Nuestra lujuria en el ejercicio de nuestra elección necesita ser sometida
Dios ha establecido el lugar único para Su adoración, y cualquier otro lugar escogido por el hombre es condenado por Dios. Sin embargo, dentro del hombre existe una lujuria, un deseo de perseguir su propia gratificación ejerciendo la elección propia. Tomar la elección de Dios y dejar de lado nuestra elección y preferencia, es temer a Dios y reconocer su derecho supremo de establecer la manera en que debe ser adorado (Dt. 14:23).
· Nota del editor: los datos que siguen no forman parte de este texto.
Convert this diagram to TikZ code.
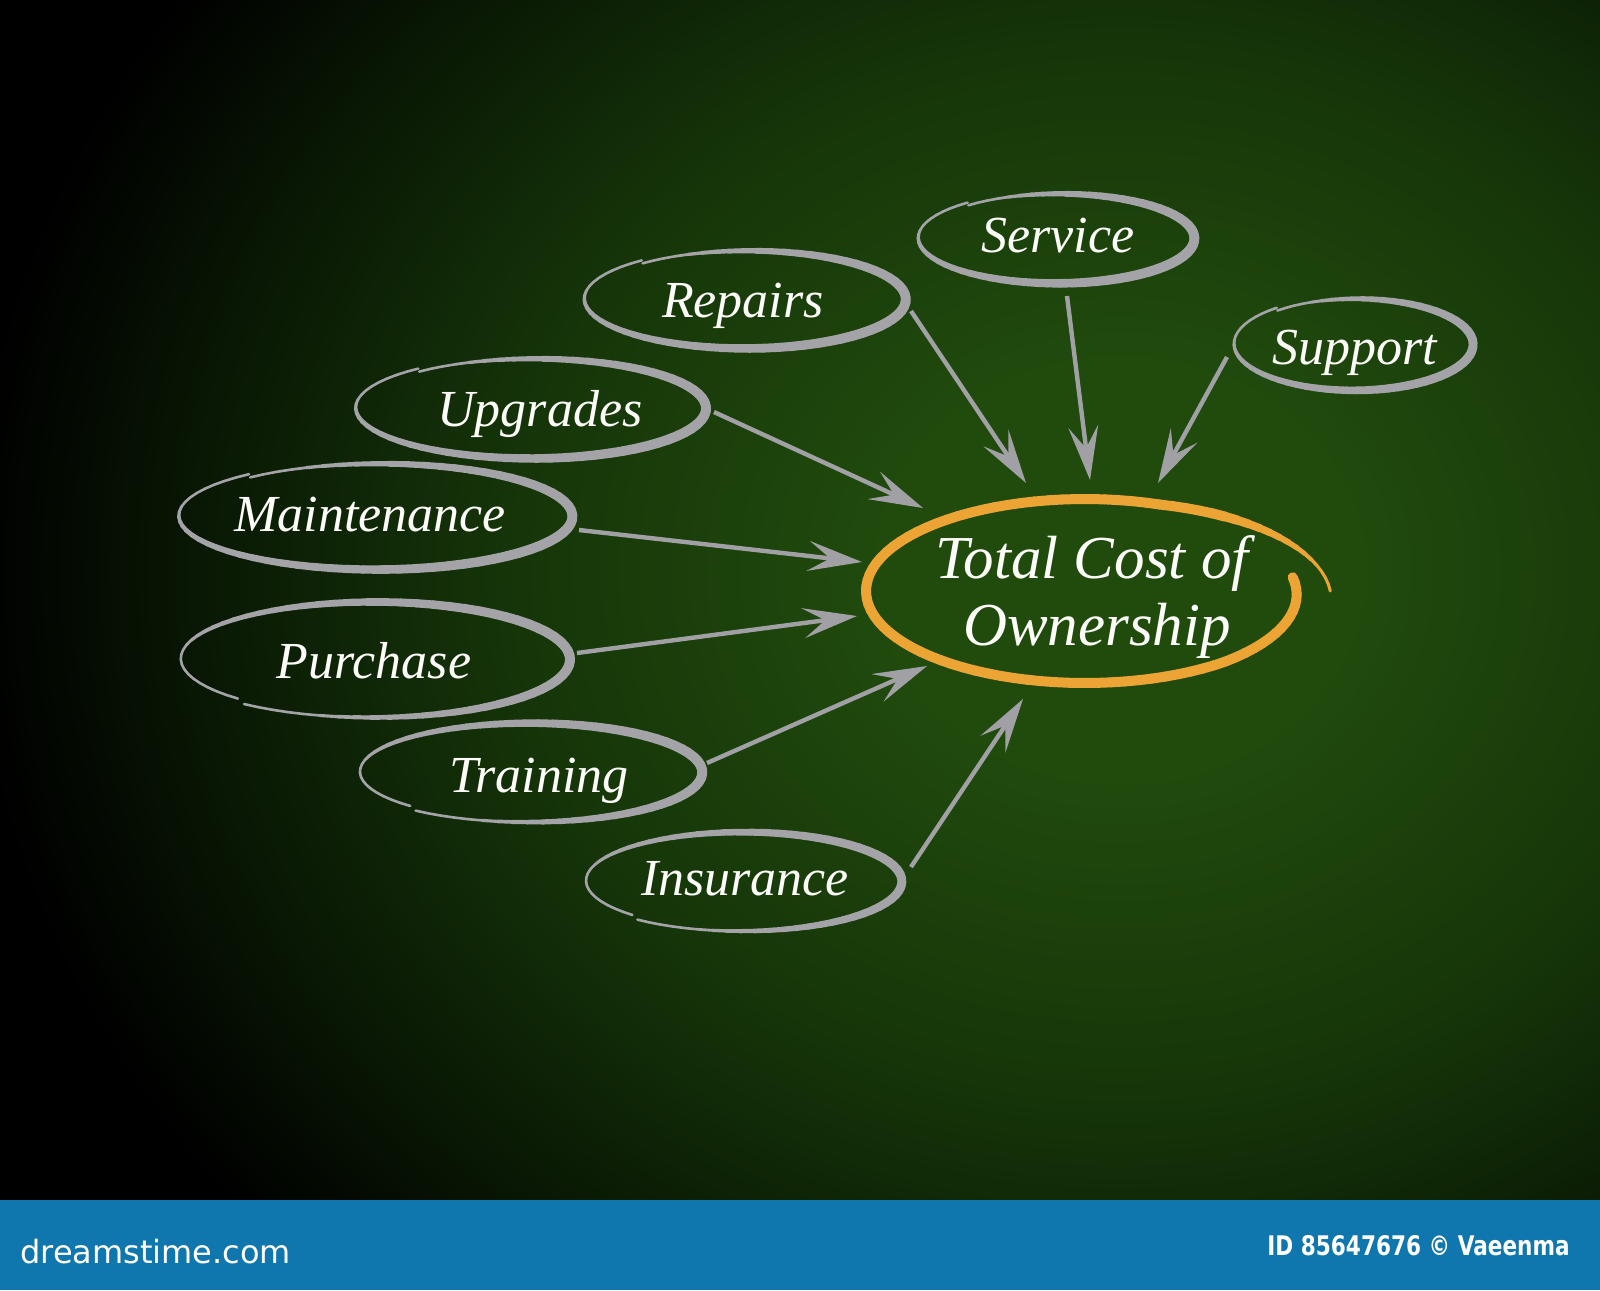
\documentclass[tikz,border=0pt]{standalone}
\usepackage{fontspec}
\setmainfont{Liberation Serif}
\newfontfamily\wmfont{DejaVu Sans}
\newfontfamily\idfont[FakeStretch=0.8]{DejaVu Sans}
\usetikzlibrary{arrows.meta}
\definecolor{bgA}{RGB}{33,75,13}
\definecolor{bgB}{RGB}{22,54,9}
\definecolor{bgC}{RGB}{9,24,4}
\definecolor{barblue}{RGB}{16,118,174}
\definecolor{ellgray}{RGB}{163,163,168}
\definecolor{arrgray}{RGB}{160,160,165}
\definecolor{tcoorange}{RGB}{236,164,52}
\definecolor{txtwhite}{RGB}{252,252,248}
\pgfdeclareradialshading{bgshade}{\pgfpoint{0bp}{0bp}}{color(0bp)=(bgA); color(5bp)=(bgA); color(13bp)=(bgB); color(20bp)=(bgC); color(25bp)=(black); color(50bp)=(black)}
% hand-drawn hoop: cx cy a b t0 t1 wmax(px) growth peakpos
\newcommand{\hoop}[9]{%
  \pgfmathsetmacro\hq{-0.693147/ln(#9)}%
  \foreach \i in {0,...,71}{%
    \pgfmathsetmacro\fa{\i/72}%
    \pgfmathsetmacro\fb{(\i+1)/72}%
    \pgfmathsetmacro\ta{#5+(#6-#5)*\fa}%
    \pgfmathsetmacro\tb{#5+(#6-#5)*\fb}%
    \pgfmathsetmacro\ga{1+#8*\fa}%
    \pgfmathsetmacro\gb{1+#8*\fb}%
    \pgfmathsetmacro\spw{exp(\hq*ln((\i+0.5)/72))}%
    \pgfmathsetmacro\w{0.5*max(2.6,#7*sin(180*\spw))}%
    \draw[ellgray, line width=\w pt, line cap=round] ({#1+#3*\ga*cos(\ta)},{#2+#4*\ga*sin(\ta)}) -- ({#1+#3*\gb*cos(\tb)},{#2+#4*\gb*sin(\tb)});
  }}
\tikzset{
  lbl/.style={text=txtwhite, font=\itshape\fontsize{26}{30}\selectfont, inner sep=0pt, anchor=base},
  big/.style={text=txtwhite, font=\itshape\fontsize{30.5}{34}\selectfont, inner sep=0pt, anchor=base},
  conn/.style={draw=arrgray, line width=2.2pt, -{Stealth[length=27pt,width=15pt,inset=11pt]}}
}
\begin{document}
\begin{tikzpicture}[x=0.5pt,y=-0.5pt]
\useasboundingbox (0,0) rectangle (1600,1290);
% background
\begin{scope}
\clip (0,0) rectangle (1600,1200);
\fill[black] (0,0) rectangle (1600,1200);
\shade[shading=bgshade] (1120,570) ellipse (1150 and 1000);
\end{scope}
\fill[barblue] (0,1200) rectangle (1600,1290);
\node[anchor=base west, text=white, font=\wmfont\fontsize{16}{16}\selectfont, inner sep=0pt] (dt) at (20,1263) {dreamstime.com};
\node[anchor=base east, text=white, font=\idfont\bfseries\fontsize{13.5}{14}\selectfont, inner sep=0pt] (id) at (1570,1255) {ID 85647676 © Vaeenma};

% hoops
\hoop{747}{299}{156}{48}{228}{590}{10}{0.05}{0.42}
\hoop{1058}{238}{134}{44}{228}{590}{10}{0.05}{0.42}
\hoop{1355}{344}{116}{45}{228}{590}{9}{0.05}{0.42}
\hoop{533}{408}{170}{49}{228}{590}{10}{0.05}{0.42}
\hoop{378}{516}{191}{52}{228}{590}{10}{0.05}{0.42}
\hoop{373}{659}{191}{56}{135}{490}{10}{0.05}{0.6}
\hoop{529}{772}{168}{48}{135}{490}{10}{0.05}{0.6}
\hoop{742}{881}{155}{48}{135}{490}{9}{0.05}{0.6}

% orange hoop
\foreach \i in {0,...,99}{%
  \pgfmathsetmacro\ta{-9+369*(\i/100)}%
  \pgfmathsetmacro\tb{-9+369*((\i+1)/100)}%
  \pgfmathsetmacro\ga{1-0.04*max(0,1-(\ta+9)/60)+0.12*max(0,(\ta-290)/70)}%
  \pgfmathsetmacro\gb{1-0.04*max(0,1-(\tb+9)/60)+0.12*max(0,(\tb-290)/70)}%
  \pgfmathsetmacro\w{0.5*10*min(1,max(0.3,(360-\ta)/55))}%
  \draw[tcoorange, line width=\w pt, line cap=round] ({1085+219*\ga*cos(\ta)},{591+92*\ga*sin(\ta)}) -- ({1085+219*\gb*cos(\tb)},{591+92*\gb*sin(\tb)});
}

% labels
\node[big] (tco) at (1092,578) {Total Cost of};
\node[big] (tco2) at (1097,645) {Ownership};
\node[lbl] (rep) at (743,317) {Repairs};
\node[lbl] (ser) at (1058,252) {Service};
\node[lbl] (sup) at (1355,364) {Support};
\node[lbl] (upg) at (540,426) {Upgrades};
\node[lbl] (mai) at (370,531) {Maintenance};
\node[lbl] (pur) at (374,678) {Purchase};
\node[lbl] (tra) at (539,792) {Training};
\node[lbl] (ins) at (745,895) {Insurance};

% connector endpoints
\coordinate (rep-s) at (911,311);  \coordinate (rep-e) at (1026,483);
\coordinate (ser-s) at (1067,296); \coordinate (ser-e) at (1090,480);
\coordinate (sup-s) at (1227,357); \coordinate (sup-e) at (1158,483);
\coordinate (upg-s) at (714,412);  \coordinate (upg-e) at (923,508);
\coordinate (mai-s) at (579,530);  \coordinate (mai-e) at (862,562);
\coordinate (pur-s) at (577,653);  \coordinate (pur-e) at (857,616);
\coordinate (tra-s) at (707,763);  \coordinate (tra-e) at (927,666);
\coordinate (ins-s) at (911,867);  \coordinate (ins-e) at (1023,699);
\foreach \n in {rep,ser,sup,upg,mai,pur,tra,ins}{\draw[conn] (\n-s) -- (\n-e);}
\end{tikzpicture}
\end{document}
Ejercer nuestra elección y dejar de lado la elección de Dios es ceder terreno a nuestra lujuria. Con respecto a esto, Witness Lee dijo: “La elección del lugar de adoración le corresponde completamente al Señor; no depende de nuestras preferencias. Si actuamos según nuestras preferencias, satisfaciendo nuestros deseos con respecto del lugar de adoración, nos abandonaremos a nuestra lujuria” (El terreno genuino de la unidad, 48). Ejercer la elección propia en contra de la elección expresa de Dios es rebelión y complace nuestra lujuria.
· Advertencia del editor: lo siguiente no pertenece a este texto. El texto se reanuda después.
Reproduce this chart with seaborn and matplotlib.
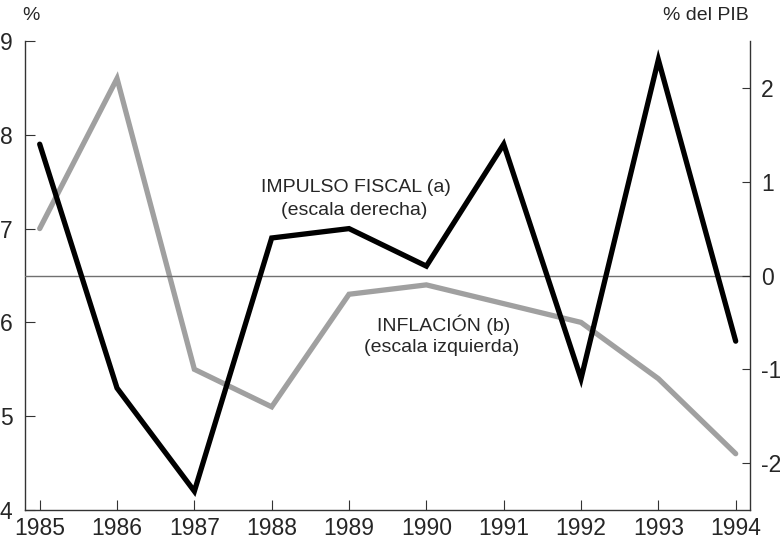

Aceptar la limitación de la elección del Señor pone fin a nuestra propia elección. Si tenemos una visión clara del terreno de la iglesia, no podemos ir a un lugar diferente cuando surjan ofensas o desacuerdos entre nosotros y nuestros hermanos en la fe. Cuando surgen tales problemas nos vemos obligados a lidiar con las diferencias, para ser uno con nuestros hermanos y hermanas en el Señor (Mat. 18:15-17; Fil. 4:2; 2:2-3; Col. 3:13). De acuerdo con el principio espiritual del Salmo 133, cualquier problema que existiera entre los israelitas debía resolverse mientras subían a las fiestas en Jerusalén para reunirse en unidad y disfrutar de la bendición de la vida con el pueblo de Dios colectivamente (v. 3). Para lidiar con tales problemas, debemos dejar que la paz de Cristo arbitre en la vida de la iglesia (Col. 3:15).
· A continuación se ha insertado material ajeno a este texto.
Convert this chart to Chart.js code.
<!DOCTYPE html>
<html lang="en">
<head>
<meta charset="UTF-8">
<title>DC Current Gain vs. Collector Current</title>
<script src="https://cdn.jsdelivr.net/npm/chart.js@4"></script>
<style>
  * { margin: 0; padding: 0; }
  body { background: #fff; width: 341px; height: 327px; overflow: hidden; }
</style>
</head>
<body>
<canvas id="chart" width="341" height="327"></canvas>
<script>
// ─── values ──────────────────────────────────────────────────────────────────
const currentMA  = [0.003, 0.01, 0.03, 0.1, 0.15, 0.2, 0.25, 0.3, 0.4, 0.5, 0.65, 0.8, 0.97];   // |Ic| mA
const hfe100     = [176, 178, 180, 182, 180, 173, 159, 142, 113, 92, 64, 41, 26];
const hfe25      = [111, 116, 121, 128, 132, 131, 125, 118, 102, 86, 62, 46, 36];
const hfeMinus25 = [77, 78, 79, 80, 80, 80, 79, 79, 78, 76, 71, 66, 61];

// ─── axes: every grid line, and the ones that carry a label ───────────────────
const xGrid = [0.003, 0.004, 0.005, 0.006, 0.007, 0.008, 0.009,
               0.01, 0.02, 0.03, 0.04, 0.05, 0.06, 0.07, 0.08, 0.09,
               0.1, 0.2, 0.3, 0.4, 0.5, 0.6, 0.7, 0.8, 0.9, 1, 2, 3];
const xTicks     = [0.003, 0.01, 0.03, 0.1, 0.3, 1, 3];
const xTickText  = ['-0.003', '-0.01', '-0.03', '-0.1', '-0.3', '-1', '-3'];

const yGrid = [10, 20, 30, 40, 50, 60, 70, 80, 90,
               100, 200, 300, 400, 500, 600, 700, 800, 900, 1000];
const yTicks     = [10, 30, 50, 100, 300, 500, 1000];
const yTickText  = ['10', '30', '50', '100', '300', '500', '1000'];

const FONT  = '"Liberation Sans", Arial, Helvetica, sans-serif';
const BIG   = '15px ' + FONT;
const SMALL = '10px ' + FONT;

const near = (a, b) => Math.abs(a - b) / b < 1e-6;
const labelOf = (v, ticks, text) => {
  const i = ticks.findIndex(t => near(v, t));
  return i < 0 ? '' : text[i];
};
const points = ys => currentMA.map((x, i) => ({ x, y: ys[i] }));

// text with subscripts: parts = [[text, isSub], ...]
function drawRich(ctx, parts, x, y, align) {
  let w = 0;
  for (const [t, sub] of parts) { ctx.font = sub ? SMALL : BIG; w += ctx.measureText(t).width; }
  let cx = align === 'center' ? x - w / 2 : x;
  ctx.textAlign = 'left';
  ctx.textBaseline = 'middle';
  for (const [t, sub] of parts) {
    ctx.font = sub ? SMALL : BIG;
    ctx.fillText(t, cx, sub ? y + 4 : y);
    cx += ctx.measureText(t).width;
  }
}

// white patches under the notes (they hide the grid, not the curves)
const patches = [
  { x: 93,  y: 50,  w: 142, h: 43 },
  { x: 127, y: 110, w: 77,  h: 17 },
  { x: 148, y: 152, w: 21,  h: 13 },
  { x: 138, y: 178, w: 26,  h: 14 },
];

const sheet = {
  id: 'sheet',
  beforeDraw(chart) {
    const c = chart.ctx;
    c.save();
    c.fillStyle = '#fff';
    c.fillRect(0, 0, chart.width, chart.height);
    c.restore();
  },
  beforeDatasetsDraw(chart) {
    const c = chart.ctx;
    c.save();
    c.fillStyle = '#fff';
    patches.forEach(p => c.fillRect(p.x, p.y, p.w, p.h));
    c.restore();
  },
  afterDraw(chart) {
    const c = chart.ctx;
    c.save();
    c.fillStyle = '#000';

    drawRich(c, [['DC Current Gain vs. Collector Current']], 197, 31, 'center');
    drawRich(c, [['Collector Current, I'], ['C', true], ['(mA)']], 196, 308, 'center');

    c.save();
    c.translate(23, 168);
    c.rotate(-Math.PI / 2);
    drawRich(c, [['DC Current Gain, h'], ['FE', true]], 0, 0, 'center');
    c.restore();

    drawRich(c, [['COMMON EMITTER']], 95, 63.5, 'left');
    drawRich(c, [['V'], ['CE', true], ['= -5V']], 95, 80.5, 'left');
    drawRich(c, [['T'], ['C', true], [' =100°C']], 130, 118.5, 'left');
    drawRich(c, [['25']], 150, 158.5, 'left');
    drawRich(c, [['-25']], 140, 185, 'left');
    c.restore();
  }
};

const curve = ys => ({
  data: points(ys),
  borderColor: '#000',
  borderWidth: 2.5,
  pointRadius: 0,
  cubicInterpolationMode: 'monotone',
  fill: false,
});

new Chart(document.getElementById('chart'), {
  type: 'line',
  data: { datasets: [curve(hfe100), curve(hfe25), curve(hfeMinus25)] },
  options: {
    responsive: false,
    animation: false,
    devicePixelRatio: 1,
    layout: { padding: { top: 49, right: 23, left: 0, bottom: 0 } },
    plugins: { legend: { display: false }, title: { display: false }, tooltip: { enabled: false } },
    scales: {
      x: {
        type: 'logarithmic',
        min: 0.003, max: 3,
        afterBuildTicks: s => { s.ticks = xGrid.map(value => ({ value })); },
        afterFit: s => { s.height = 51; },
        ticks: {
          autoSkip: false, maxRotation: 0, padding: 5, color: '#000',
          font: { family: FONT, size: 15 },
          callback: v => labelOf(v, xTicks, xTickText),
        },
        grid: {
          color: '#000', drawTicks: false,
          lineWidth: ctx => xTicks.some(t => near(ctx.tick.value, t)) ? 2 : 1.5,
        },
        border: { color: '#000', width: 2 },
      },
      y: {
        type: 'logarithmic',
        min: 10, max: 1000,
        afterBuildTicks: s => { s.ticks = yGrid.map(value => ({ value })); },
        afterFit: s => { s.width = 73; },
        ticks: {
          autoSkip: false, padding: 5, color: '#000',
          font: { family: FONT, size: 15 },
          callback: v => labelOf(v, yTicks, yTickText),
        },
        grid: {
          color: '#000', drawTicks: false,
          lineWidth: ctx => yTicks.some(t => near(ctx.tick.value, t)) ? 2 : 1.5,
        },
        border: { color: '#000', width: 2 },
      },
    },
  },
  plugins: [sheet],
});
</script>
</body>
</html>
Además, al aceptar la elección de Dios, disfrutaremos a Cristo como nuestra porción principal y no abusaremos de la gracia de Dios. Dios requería que las ofrendas se hicieran en el lugar de Su elección (Dt. 12:17, 18). Los hijos de Israel eran libres de disfrutar del fruto de la cosecha y de su ganado en cualquier lugar y en cualquier momento durante el año. Sin embargo, la mejor porción del ganado y la cosecha se guardaría y disfrutaría solo cuando los hijos de Israel se reunieran en el lugar elegido por Dios, Jerusalén. Cristo es hoy la realidad de todas las ofrendas que constituyen la adoración a Dios. Si abandonamos nuestra reunión con otros creyentes sobre el terreno de la unidad, nos perderemos la mejor porción del disfrute de Cristo y abusaremos de la gracia que Dios nos ha dado. No tenemos derecho a disfrutar de la mejor porción de la gracia de Dios según nuestra preferencia y elección. Si hoy no asistimos a las reuniones de la iglesia, no tenemos derecho ni acceso a la mejor porción del disfrute de Cristo como la gracia de Dios para nosotros. Con respecto a esto, Witness Lee dijo:
Hay una regulación divina que nos prohíbe abusar de la gracia de Dios. Según esta regulación, debemos ir a la casa de Dios, la iglesia, a fin de disfrutar la mejor porción de Cristo. Tenemos que acudir al lugar que Dios ha escogido; no se nos permite actuar según nuestra propia elección o preferencia. Al aceptar lo que Dios ha escogido, nos sometemos y no abusamos de Su gracia. (El terreno genuino de la unidad, 50)
El acto de establecer centros alternos para la adoración de Dios es un abuso de la gracia de Dios.
Intentar crear «unidad» a través de la actividad
Al reconocer que la Biblia condena la división entre los creyentes, algunos cristianos intentan crear “unidad” a través de actividades, movimientos y campañas, incluidas aquellas que abordan problemas particulares. Sin embargo, una vez concluidas las actividades y encuentros, todos regresan a sus respectivas denominaciones y sectas. Tales esfuerzos para crear la unidad cristiana implican un reconocimiento de que los cristianos están divididos. Los métodos empleados son intentos hechos por el hombre para “estrechar la mano” sobre las vallas denominacionales (ver Pláticas adicionales sobre la vida de la iglesia, 100-108) y, en última instancia, traicionar una falta de voluntad para destruir las divisiones, los “lugares altos” en sí mismos. Intentar la “unidad” a través de la actividad es simplemente un medio de adormecer el reconocimiento de la conciencia cristiana de que la división en el Cuerpo de Cristo es mala. Estos intentos de crear unidad no abordan la razón subyacente de la división en el Cuerpo de Cristo: negarse a aceptar la elección única de Dios y, en cambio, mantener los «lugares altos» de preferencia y elección del hombre. En última instancia, tales esfuerzos no pueden tener éxito en la realización de la unidad del Cuerpo de Cristo en la práctica, porque el terreno de las denominaciones y las sectas se oponen a la elección de Dios, el terreno genuino de la unidad.
A pesar de los movimientos ecuménicos, las campañas inter-denominacionales y las actividades de unidad, solo el terreno de la unidad preserva la unidad entre los creyentes. Una vez finalizadas las campañas y las actividades, los participantes regresan a sus respectivas denominaciones y retoman su comunión sectaria. Al abordar este fracaso en el cristianismo, el hermano Lee dijo: “Aparte del terreno local, cualquier tipo de ‘unidad’ que se base en la misma opinión es en realidad una división. Cuando nos unimos a un grupo de personas con base a una determinada opinión, automáticamente nos separamos de otros creyentes. Solo en el terreno local puede haber unidad sin división” (Lecciones para nuevos creyentes, págs.220-221). El correctivo bíblico para la actual situación de división entre los cristianos es dejar de hacer lo que es recto ante los propios ojos y regresar al lugar único de la elección de Dios, el terreno genuino de la unidad. Al hacerlo, seremos guardados de abusar de la gracia de Dios y seremos subyugados en nuestra lujuria por nuestra preferencia y elección.